> [What is required]: Set down the full listing exactly as given. Any pictures are to be left out.

> [Information supplied]:
● ● ● ● ●
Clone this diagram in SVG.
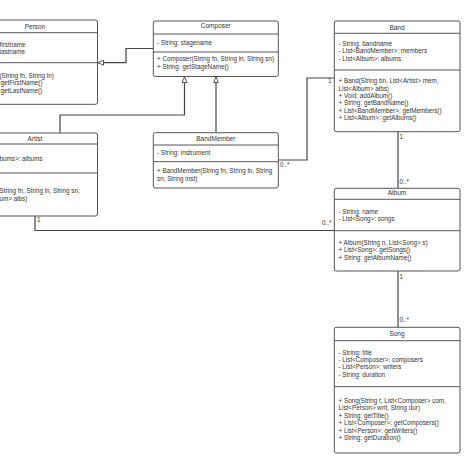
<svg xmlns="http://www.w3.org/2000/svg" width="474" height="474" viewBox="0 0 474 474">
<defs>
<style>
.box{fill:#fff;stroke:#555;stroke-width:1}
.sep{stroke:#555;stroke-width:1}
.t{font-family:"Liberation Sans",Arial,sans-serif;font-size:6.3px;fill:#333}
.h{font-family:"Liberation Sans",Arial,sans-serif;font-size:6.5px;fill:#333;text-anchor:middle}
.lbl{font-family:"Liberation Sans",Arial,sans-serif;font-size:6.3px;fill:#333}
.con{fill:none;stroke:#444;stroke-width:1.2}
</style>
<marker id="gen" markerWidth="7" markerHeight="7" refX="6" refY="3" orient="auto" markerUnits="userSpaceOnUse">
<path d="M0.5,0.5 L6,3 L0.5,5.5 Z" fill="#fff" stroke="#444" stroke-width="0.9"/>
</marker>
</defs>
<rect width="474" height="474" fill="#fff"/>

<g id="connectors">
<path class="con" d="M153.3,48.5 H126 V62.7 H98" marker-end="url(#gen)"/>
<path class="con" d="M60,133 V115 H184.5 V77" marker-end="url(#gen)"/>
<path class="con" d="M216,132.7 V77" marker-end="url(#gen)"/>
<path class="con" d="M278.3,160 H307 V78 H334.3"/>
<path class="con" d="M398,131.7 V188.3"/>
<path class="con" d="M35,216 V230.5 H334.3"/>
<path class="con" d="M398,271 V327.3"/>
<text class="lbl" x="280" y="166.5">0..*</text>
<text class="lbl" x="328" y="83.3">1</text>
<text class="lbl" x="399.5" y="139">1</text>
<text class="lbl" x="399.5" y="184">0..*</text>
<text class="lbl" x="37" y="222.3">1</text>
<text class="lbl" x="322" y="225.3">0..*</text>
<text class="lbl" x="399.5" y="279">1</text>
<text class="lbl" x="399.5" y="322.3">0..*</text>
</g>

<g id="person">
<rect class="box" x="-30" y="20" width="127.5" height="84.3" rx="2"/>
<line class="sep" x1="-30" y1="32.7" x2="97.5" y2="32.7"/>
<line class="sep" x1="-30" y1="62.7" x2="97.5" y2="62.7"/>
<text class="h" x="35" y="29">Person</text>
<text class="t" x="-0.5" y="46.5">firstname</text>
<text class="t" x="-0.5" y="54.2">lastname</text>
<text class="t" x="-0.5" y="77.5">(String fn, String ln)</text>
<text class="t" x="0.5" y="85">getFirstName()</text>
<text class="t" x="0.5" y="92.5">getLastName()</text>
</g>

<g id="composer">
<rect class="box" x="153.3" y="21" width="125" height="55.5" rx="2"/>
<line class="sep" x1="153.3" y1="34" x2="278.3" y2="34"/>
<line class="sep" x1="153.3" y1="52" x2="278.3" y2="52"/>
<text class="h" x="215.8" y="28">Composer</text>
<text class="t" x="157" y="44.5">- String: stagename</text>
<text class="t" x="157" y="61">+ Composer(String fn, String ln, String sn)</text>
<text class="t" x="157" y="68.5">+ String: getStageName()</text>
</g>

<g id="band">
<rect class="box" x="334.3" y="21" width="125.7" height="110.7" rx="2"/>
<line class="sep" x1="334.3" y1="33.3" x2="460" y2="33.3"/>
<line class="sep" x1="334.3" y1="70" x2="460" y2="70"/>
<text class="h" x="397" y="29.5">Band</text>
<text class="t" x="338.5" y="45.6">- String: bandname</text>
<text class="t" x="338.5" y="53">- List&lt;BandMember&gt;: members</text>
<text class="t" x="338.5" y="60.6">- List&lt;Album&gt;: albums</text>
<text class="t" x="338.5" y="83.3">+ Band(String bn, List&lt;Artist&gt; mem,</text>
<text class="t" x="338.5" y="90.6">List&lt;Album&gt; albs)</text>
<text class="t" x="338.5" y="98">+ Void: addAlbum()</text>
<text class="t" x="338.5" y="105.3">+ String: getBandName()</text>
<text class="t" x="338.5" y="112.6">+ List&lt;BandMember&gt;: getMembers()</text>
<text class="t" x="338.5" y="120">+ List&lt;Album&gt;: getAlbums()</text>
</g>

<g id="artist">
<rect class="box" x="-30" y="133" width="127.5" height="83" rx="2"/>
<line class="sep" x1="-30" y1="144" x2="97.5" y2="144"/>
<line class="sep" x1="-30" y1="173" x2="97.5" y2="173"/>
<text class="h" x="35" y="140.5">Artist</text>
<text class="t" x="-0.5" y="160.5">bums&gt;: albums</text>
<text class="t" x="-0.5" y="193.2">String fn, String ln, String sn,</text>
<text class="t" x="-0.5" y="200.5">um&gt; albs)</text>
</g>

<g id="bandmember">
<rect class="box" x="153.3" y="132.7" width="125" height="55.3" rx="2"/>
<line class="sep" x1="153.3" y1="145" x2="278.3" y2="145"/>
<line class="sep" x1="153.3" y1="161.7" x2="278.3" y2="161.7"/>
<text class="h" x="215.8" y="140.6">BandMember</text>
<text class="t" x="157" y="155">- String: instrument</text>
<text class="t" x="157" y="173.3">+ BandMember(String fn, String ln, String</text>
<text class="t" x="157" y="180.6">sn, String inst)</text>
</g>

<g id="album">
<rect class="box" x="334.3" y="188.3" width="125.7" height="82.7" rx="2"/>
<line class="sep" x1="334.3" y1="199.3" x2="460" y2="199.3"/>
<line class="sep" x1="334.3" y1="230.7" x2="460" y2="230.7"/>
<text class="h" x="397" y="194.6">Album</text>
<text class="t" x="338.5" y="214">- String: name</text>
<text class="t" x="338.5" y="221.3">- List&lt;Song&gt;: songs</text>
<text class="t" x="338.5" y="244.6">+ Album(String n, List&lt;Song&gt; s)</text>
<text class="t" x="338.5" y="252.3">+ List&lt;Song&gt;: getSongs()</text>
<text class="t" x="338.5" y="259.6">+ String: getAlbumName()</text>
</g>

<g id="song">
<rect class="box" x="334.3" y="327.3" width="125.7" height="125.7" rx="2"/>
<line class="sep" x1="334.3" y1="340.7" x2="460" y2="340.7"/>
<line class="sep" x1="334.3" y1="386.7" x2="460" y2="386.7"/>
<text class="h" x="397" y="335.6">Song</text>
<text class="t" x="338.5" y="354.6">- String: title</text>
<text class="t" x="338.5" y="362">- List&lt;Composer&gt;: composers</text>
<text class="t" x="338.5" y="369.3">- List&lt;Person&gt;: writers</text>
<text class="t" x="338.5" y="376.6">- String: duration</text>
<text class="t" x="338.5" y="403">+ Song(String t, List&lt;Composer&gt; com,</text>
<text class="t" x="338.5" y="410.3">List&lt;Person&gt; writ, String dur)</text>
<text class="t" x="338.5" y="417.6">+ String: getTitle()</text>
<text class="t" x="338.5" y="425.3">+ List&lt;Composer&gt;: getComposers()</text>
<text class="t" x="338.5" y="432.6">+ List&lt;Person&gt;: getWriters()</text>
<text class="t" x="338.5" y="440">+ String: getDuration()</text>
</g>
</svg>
● ● ● ● ●
> [Result of the exercise]:
Clone this diagram in SVG.
<svg xmlns="http://www.w3.org/2000/svg" width="474" height="474" viewBox="0 0 474 474">
<defs>
<style>
.box{fill:#fff;stroke:#555;stroke-width:1}
.sep{stroke:#555;stroke-width:1}
.t{font-family:"Liberation Sans",Arial,sans-serif;font-size:6.3px;fill:#333}
.h{font-family:"Liberation Sans",Arial,sans-serif;font-size:6.5px;fill:#333;text-anchor:middle}
.lbl{font-family:"Liberation Sans",Arial,sans-serif;font-size:6.3px;fill:#333}
.con{fill:none;stroke:#444;stroke-width:1.2}
</style>
<marker id="gen" markerWidth="7" markerHeight="7" refX="6" refY="3" orient="auto" markerUnits="userSpaceOnUse">
<path d="M0.5,0.5 L6,3 L0.5,5.5 Z" fill="#fff" stroke="#444" stroke-width="0.9"/>
</marker>
</defs>
<rect width="474" height="474" fill="#fff"/>

<g id="connectors">
<path class="con" d="M153.3,48.5 H126 V62.7 H98" marker-end="url(#gen)"/>
<path class="con" d="M60,133 V115 H184.5 V77" marker-end="url(#gen)"/>
<path class="con" d="M216,132.7 V77" marker-end="url(#gen)"/>
<path class="con" d="M278.3,160 H307 V78 H334.3"/>
<path class="con" d="M398,131.7 V188.3"/>
<path class="con" d="M35,216 V230.5 H334.3"/>
<path class="con" d="M398,271 V327.3"/>
<text class="lbl" x="280" y="166.5">0..*</text>
<text class="lbl" x="328" y="83.3">1</text>
<text class="lbl" x="399.5" y="139">1</text>
<text class="lbl" x="399.5" y="184">0..*</text>
<text class="lbl" x="37" y="222.3">1</text>
<text class="lbl" x="322" y="225.3">0..*</text>
<text class="lbl" x="399.5" y="279">1</text>
<text class="lbl" x="399.5" y="322.3">0..*</text>
</g>

<g id="person">
<rect class="box" x="-30" y="20" width="127.5" height="84.3" rx="2"/>
<line class="sep" x1="-30" y1="32.7" x2="97.5" y2="32.7"/>
<line class="sep" x1="-30" y1="62.7" x2="97.5" y2="62.7"/>
<text class="h" x="35" y="29">Person</text>
<text class="t" x="-0.5" y="46.5">firstname</text>
<text class="t" x="-0.5" y="54.2">lastname</text>
<text class="t" x="-0.5" y="77.5">(String fn, String ln)</text>
<text class="t" x="0.5" y="85">getFirstName()</text>
<text class="t" x="0.5" y="92.5">getLastName()</text>
</g>

<g id="composer">
<rect class="box" x="153.3" y="21" width="125" height="55.5" rx="2"/>
<line class="sep" x1="153.3" y1="34" x2="278.3" y2="34"/>
<line class="sep" x1="153.3" y1="52" x2="278.3" y2="52"/>
<text class="h" x="215.8" y="28">Composer</text>
<text class="t" x="157" y="44.5">- String: stagename</text>
<text class="t" x="157" y="61">+ Composer(String fn, String ln, String sn)</text>
<text class="t" x="157" y="68.5">+ String: getStageName()</text>
</g>

<g id="band">
<rect class="box" x="334.3" y="21" width="125.7" height="110.7" rx="2"/>
<line class="sep" x1="334.3" y1="33.3" x2="460" y2="33.3"/>
<line class="sep" x1="334.3" y1="70" x2="460" y2="70"/>
<text class="h" x="397" y="29.5">Band</text>
<text class="t" x="338.5" y="45.6">- String: bandname</text>
<text class="t" x="338.5" y="53">- List&lt;BandMember&gt;: members</text>
<text class="t" x="338.5" y="60.6">- List&lt;Album&gt;: albums</text>
<text class="t" x="338.5" y="83.3">+ Band(String bn, List&lt;Artist&gt; mem,</text>
<text class="t" x="338.5" y="90.6">List&lt;Album&gt; albs)</text>
<text class="t" x="338.5" y="98">+ Void: addAlbum()</text>
<text class="t" x="338.5" y="105.3">+ String: getBandName()</text>
<text class="t" x="338.5" y="112.6">+ List&lt;BandMember&gt;: getMembers()</text>
<text class="t" x="338.5" y="120">+ List&lt;Album&gt;: getAlbums()</text>
</g>

<g id="artist">
<rect class="box" x="-30" y="133" width="127.5" height="83" rx="2"/>
<line class="sep" x1="-30" y1="144" x2="97.5" y2="144"/>
<line class="sep" x1="-30" y1="173" x2="97.5" y2="173"/>
<text class="h" x="35" y="140.5">Artist</text>
<text class="t" x="-0.5" y="160.5">bums&gt;: albums</text>
<text class="t" x="-0.5" y="193.2">String fn, String ln, String sn,</text>
<text class="t" x="-0.5" y="200.5">um&gt; albs)</text>
</g>

<g id="bandmember">
<rect class="box" x="153.3" y="132.7" width="125" height="55.3" rx="2"/>
<line class="sep" x1="153.3" y1="145" x2="278.3" y2="145"/>
<line class="sep" x1="153.3" y1="161.7" x2="278.3" y2="161.7"/>
<text class="h" x="215.8" y="140.6">BandMember</text>
<text class="t" x="157" y="155">- String: instrument</text>
<text class="t" x="157" y="173.3">+ BandMember(String fn, String ln, String</text>
<text class="t" x="157" y="180.6">sn, String inst)</text>
</g>

<g id="album">
<rect class="box" x="334.3" y="188.3" width="125.7" height="82.7" rx="2"/>
<line class="sep" x1="334.3" y1="199.3" x2="460" y2="199.3"/>
<line class="sep" x1="334.3" y1="230.7" x2="460" y2="230.7"/>
<text class="h" x="397" y="194.6">Album</text>
<text class="t" x="338.5" y="214">- String: name</text>
<text class="t" x="338.5" y="221.3">- List&lt;Song&gt;: songs</text>
<text class="t" x="338.5" y="244.6">+ Album(String n, List&lt;Song&gt; s)</text>
<text class="t" x="338.5" y="252.3">+ List&lt;Song&gt;: getSongs()</text>
<text class="t" x="338.5" y="259.6">+ String: getAlbumName()</text>
</g>

<g id="song">
<rect class="box" x="334.3" y="327.3" width="125.7" height="125.7" rx="2"/>
<line class="sep" x1="334.3" y1="340.7" x2="460" y2="340.7"/>
<line class="sep" x1="334.3" y1="386.7" x2="460" y2="386.7"/>
<text class="h" x="397" y="335.6">Song</text>
<text class="t" x="338.5" y="354.6">- String: title</text>
<text class="t" x="338.5" y="362">- List&lt;Composer&gt;: composers</text>
<text class="t" x="338.5" y="369.3">- List&lt;Person&gt;: writers</text>
<text class="t" x="338.5" y="376.6">- String: duration</text>
<text class="t" x="338.5" y="403">+ Song(String t, List&lt;Composer&gt; com,</text>
<text class="t" x="338.5" y="410.3">List&lt;Person&gt; writ, String dur)</text>
<text class="t" x="338.5" y="417.6">+ String: getTitle()</text>
<text class="t" x="338.5" y="425.3">+ List&lt;Composer&gt;: getComposers()</text>
<text class="t" x="338.5" y="432.6">+ List&lt;Person&gt;: getWriters()</text>
<text class="t" x="338.5" y="440">+ String: getDuration()</text>
</g>
</svg>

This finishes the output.